# [WHAT THE TASK REQUIRES]
Leave out every picture, then transcribe the rest of the listing exactly.
━━━━━━━━━━━━━━━━━━━━━━━━━━━━━━
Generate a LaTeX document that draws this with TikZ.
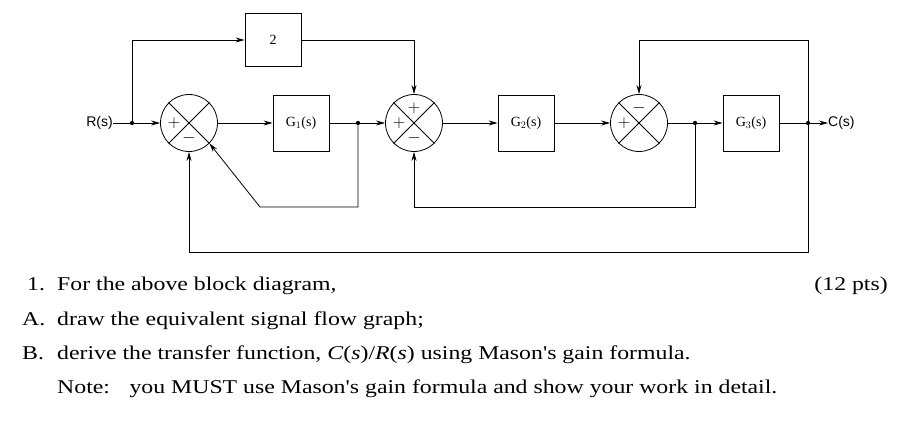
\documentclass[tikz,border=0pt]{standalone}
\usepackage{fontspec}
\setmainfont{Liberation Serif}
\newfontfamily\sansf{Liberation Sans}
\newfontfamily\qfont[FakeStretch=1.22]{Liberation Serif}
\usetikzlibrary{arrows.meta,calc}
\begin{document}
\begin{tikzpicture}[x=1pt,y=-1pt,
  sum/.style={circle,draw,thick,minimum size=57pt,inner sep=0pt},
  blk/.style={draw,thick,minimum width=56pt,minimum height=56pt,font=\fontsize{14}{14}\selectfont},
  sig/.style={thick,-{Stealth[length=9pt,width=5pt]}},
  ln/.style={thick},
  dot/.style={circle,fill,inner sep=1.5pt},
  sgn/.style={font=\fontsize{18}{18}\selectfont,inner sep=0pt},
  txt/.style={anchor=base west,inner sep=0pt,font=\qfont\fontsize{19.5}{22}\selectfont}]
\useasboundingbox (0,0) rectangle (903,444);
% nodes
\node[sum] (s1) at (189,123) {};
\node[sum] (s2) at (414,123) {};
\node[sum] (s3) at (639,123) {};
\foreach \s in {s1,s2,s3}{
  \draw[thick] (\s.45) -- (\s.225) (\s.135) -- (\s.315);}
\node[blk] (g1) at (301,123) {G$_1$(s)};
\node[blk] (g2) at (526,123) {G$_2$(s)};
\node[blk] (g3) at (751,123) {G$_3$(s)};
\node[blk,minimum height=53pt] (k) at (273,40) {2};
\node[anchor=east,inner sep=0pt,font=\sansf\fontsize{14}{14}\selectfont] (r) at (113,123) {R(s)};
\node[anchor=west,inner sep=0pt,font=\sansf\fontsize{14}{14}\selectfont] (c) at (828,123) {C(s)};
% signs
\node[sgn] at ($(s1)+(-15,0)$) {$+$};
\node[sgn] at ($(s1)+(0,15)$) {$-$};
\node[sgn] at ($(s2)+(-15,0)$) {$+$};
\node[sgn] at ($(s2)+(0,-15)$) {$+$};
\node[sgn] at ($(s2)+(0,15)$) {$-$};
\node[sgn] at ($(s3)+(-15,0)$) {$+$};
\node[sgn] at ($(s3)+(0,-15)$) {$-$};
% branch points
\node[dot] (b0) at (132,123) {};
\node[dot] (b1) at (358,123) {};
\node[dot] (b2) at (695,123) {};
\node[dot] (b3) at (808,123) {};
\coordinate (f1) at (260,207);
% forward path
\draw[ln] (r) -- (b0);
\draw[sig] (b0) -- (s1);
\draw[sig] (s1) -- (g1);
\draw[ln] (g1) -- (b1);
\draw[sig] (b1) -- (s2);
\draw[sig] (s2) -- (g2);
\draw[sig] (g2) -- (s3);
\draw[ln] (s3) -- (b2);
\draw[sig] (b2) -- (g3);
\draw[ln] (g3) -- (b3);
\draw[sig] (b3) -- (c);
% feedforward and feedback
\draw[sig] (b0) |- (k);
\draw[sig] (k) -| (s2);
\draw[sig] (b3) |- (639,40) -- (s3);
\draw[sig] (b1) |- (f1) -- (s1.-45);
\draw[sig] (b2) |- (414,207) -- (s2);
\draw[sig] (b3) |- (189,252) -- (s1);
% text
\node[txt] at (27,290) {1.};
\node[txt] at (57,290) {For the above block diagram,};
\node[txt,anchor=base east] at (888,290) {(12 pts)};
\node[txt] at (22,325) {A.};
\node[txt] at (57,325) {draw the equivalent signal flow graph;};
\node[txt] at (22,359) {B.};
\node[txt] at (57,359) {derive the transfer function, \textit{C}(\textit{s})/\textit{R}(\textit{s}) using Mason's gain formula.};
\node[txt] at (57,393) {Note:\quad you MUST use Mason's gain formula and show your work in detail.};
\end{tikzpicture}
\end{document}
━━━━━━━━━━━━━━━━━━━━━━━━━━━━━━
# [RESULT BELOW]
Generate a LaTeX document that draws this with TikZ.
\documentclass[tikz,border=0pt]{standalone}
\usepackage{fontspec}
\setmainfont{Liberation Serif}
\newfontfamily\sansf{Liberation Sans}
\newfontfamily\qfont[FakeStretch=1.22]{Liberation Serif}
\usetikzlibrary{arrows.meta,calc}
\begin{document}
\begin{tikzpicture}[x=1pt,y=-1pt,
  sum/.style={circle,draw,thick,minimum size=57pt,inner sep=0pt},
  blk/.style={draw,thick,minimum width=56pt,minimum height=56pt,font=\fontsize{14}{14}\selectfont},
  sig/.style={thick,-{Stealth[length=9pt,width=5pt]}},
  ln/.style={thick},
  dot/.style={circle,fill,inner sep=1.5pt},
  sgn/.style={font=\fontsize{18}{18}\selectfont,inner sep=0pt},
  txt/.style={anchor=base west,inner sep=0pt,font=\qfont\fontsize{19.5}{22}\selectfont}]
\useasboundingbox (0,0) rectangle (903,444);
% nodes
\node[sum] (s1) at (189,123) {};
\node[sum] (s2) at (414,123) {};
\node[sum] (s3) at (639,123) {};
\foreach \s in {s1,s2,s3}{
  \draw[thick] (\s.45) -- (\s.225) (\s.135) -- (\s.315);}
\node[blk] (g1) at (301,123) {G$_1$(s)};
\node[blk] (g2) at (526,123) {G$_2$(s)};
\node[blk] (g3) at (751,123) {G$_3$(s)};
\node[blk,minimum height=53pt] (k) at (273,40) {2};
\node[anchor=east,inner sep=0pt,font=\sansf\fontsize{14}{14}\selectfont] (r) at (113,123) {R(s)};
\node[anchor=west,inner sep=0pt,font=\sansf\fontsize{14}{14}\selectfont] (c) at (828,123) {C(s)};
% signs
\node[sgn] at ($(s1)+(-15,0)$) {$+$};
\node[sgn] at ($(s1)+(0,15)$) {$-$};
\node[sgn] at ($(s2)+(-15,0)$) {$+$};
\node[sgn] at ($(s2)+(0,-15)$) {$+$};
\node[sgn] at ($(s2)+(0,15)$) {$-$};
\node[sgn] at ($(s3)+(-15,0)$) {$+$};
\node[sgn] at ($(s3)+(0,-15)$) {$-$};
% branch points
\node[dot] (b0) at (132,123) {};
\node[dot] (b1) at (358,123) {};
\node[dot] (b2) at (695,123) {};
\node[dot] (b3) at (808,123) {};
\coordinate (f1) at (260,207);
% forward path
\draw[ln] (r) -- (b0);
\draw[sig] (b0) -- (s1);
\draw[sig] (s1) -- (g1);
\draw[ln] (g1) -- (b1);
\draw[sig] (b1) -- (s2);
\draw[sig] (s2) -- (g2);
\draw[sig] (g2) -- (s3);
\draw[ln] (s3) -- (b2);
\draw[sig] (b2) -- (g3);
\draw[ln] (g3) -- (b3);
\draw[sig] (b3) -- (c);
% feedforward and feedback
\draw[sig] (b0) |- (k);
\draw[sig] (k) -| (s2);
\draw[sig] (b3) |- (639,40) -- (s3);
\draw[sig] (b1) |- (f1) -- (s1.-45);
\draw[sig] (b2) |- (414,207) -- (s2);
\draw[sig] (b3) |- (189,252) -- (s1);
% text
\node[txt] at (27,290) {1.};
\node[txt] at (57,290) {For the above block diagram,};
\node[txt,anchor=base east] at (888,290) {(12 pts)};
\node[txt] at (22,325) {A.};
\node[txt] at (57,325) {draw the equivalent signal flow graph;};
\node[txt] at (22,359) {B.};
\node[txt] at (57,359) {derive the transfer function, \textit{C}(\textit{s})/\textit{R}(\textit{s}) using Mason's gain formula.};
\node[txt] at (57,393) {Note:\quad you MUST use Mason's gain formula and show your work in detail.};
\end{tikzpicture}
\end{document}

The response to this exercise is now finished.